Do and dare what is right, not swayed by the whim of the moment. Bravely take hold of the real, not dallying now with what might be. Not in the flight of ideas but only in action is freedom. Make up your mind and come out into the tempest of living. God’s command is enough and your faith in him to sustain you. Then at last freedom will welcome your spirit amid great rejoicing.
And Ethics is a book pasted together from the bits and pieces left behind, hidden in shoeboxes, after the Gestapo arrested him but they could not imprison his spirit. Or silence his pen.
And our Monday night book club finished up Life Together. We talked a lot about confession because that is not so much a part of the basic evangelical practice these days. We are a lot more about covering up with pointing fingers. One of my kiddos reminded me last week, “Remember, Miss, when you point, three fingers are pointing back to you.”
Life Together is one of confession. And forgiveness. And in Letters from Prison Bonheoffer had these words of truth: In a word, live together in the forgiveness of your sins, for without it no human fellowship, least of all a marriage, can survive. Don’t insist on your rights, don’t blame each other, don’t judge or condemn each other, don’t find fault with each other, but accept each other as you are, and forgive each other every day from the bottom of your hearts.
And my prayer for this odd little trip to fetch the car to Tucson was this: Open, Lord, my eyes that I may see. Open, Lord, my ears that I may hear. Open, Lord, my heart and my mind that I may understand. So shall I turn to you and be healed.

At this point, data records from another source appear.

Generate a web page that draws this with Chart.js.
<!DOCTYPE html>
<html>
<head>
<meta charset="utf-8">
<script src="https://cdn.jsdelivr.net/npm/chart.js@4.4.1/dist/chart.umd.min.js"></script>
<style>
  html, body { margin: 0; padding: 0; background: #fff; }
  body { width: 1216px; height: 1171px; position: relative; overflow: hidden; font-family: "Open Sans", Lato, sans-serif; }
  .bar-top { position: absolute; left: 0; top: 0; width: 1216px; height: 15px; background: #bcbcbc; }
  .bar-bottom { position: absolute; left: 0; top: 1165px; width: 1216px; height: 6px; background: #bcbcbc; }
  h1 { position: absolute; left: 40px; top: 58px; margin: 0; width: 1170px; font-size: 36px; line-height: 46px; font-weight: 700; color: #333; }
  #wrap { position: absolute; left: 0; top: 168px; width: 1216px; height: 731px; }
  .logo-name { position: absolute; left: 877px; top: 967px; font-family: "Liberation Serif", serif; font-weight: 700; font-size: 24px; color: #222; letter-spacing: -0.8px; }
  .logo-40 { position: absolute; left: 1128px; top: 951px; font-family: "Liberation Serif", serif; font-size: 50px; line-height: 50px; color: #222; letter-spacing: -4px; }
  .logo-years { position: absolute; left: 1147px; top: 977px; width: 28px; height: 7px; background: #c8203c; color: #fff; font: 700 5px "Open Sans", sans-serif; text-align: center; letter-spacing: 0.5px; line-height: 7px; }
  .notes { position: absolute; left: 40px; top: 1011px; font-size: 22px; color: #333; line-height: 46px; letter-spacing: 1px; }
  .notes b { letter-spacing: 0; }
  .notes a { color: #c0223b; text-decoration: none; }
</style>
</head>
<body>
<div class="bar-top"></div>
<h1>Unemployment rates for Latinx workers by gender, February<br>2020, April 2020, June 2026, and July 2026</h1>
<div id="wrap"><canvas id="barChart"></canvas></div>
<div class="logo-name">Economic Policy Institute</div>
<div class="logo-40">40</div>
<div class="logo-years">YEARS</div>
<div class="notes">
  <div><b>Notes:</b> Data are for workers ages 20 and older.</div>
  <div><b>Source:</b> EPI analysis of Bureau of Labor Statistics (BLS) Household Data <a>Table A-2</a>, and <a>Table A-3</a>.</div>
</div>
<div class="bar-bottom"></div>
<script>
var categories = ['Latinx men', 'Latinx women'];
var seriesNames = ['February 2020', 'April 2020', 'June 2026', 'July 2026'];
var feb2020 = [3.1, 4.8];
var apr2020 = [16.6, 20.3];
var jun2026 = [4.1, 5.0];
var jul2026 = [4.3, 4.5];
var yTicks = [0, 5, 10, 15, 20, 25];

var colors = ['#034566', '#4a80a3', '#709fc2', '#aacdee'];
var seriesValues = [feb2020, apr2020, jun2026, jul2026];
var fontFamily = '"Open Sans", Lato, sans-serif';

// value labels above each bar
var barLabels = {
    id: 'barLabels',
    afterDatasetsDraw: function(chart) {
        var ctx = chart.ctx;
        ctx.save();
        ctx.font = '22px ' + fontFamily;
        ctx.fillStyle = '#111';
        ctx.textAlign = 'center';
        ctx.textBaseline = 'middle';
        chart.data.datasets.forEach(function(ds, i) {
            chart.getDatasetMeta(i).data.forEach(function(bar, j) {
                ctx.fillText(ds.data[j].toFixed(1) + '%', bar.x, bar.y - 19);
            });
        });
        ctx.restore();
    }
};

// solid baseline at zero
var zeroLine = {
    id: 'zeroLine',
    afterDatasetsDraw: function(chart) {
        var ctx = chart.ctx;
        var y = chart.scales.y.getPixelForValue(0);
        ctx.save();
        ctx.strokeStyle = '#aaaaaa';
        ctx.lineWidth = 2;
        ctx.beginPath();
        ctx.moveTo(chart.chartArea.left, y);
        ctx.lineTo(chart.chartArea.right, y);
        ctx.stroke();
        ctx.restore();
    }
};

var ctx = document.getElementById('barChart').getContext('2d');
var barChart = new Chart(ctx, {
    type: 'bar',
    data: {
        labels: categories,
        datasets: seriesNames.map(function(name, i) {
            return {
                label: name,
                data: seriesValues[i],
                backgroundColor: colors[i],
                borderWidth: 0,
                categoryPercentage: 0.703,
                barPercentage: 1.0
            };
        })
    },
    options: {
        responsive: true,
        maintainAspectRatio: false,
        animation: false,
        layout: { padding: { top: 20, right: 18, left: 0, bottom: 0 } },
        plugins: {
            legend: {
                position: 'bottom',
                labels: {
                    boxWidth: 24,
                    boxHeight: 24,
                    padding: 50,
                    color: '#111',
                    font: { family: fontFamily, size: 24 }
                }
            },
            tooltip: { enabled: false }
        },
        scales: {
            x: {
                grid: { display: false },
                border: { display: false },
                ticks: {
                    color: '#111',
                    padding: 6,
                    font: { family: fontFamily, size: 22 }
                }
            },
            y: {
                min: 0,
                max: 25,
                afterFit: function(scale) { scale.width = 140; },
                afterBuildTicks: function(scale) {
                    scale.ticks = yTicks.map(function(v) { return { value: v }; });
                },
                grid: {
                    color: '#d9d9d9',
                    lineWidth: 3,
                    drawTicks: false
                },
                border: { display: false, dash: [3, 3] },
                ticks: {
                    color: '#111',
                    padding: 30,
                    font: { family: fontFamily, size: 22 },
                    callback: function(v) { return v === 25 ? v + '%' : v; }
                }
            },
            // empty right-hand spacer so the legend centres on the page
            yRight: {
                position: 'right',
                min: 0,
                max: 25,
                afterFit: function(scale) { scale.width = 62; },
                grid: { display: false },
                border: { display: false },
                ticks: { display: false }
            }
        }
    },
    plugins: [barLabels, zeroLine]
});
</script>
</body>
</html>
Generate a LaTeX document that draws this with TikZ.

The will of God is even more piercingly clear than the fog drifting away from the horizon in front of me.
Again and again because I am such an eyes-on-the-waves instead of Him who walks on the waves storm-tossed follower: Insist not. Blame not. Judge not.
See. Hear. Understand.
Only in action is freedom.
And you will be healed.
And yep that dorky-little-eight-year-old me claimed for her life verse, Rejoice always, I say it again rejoice.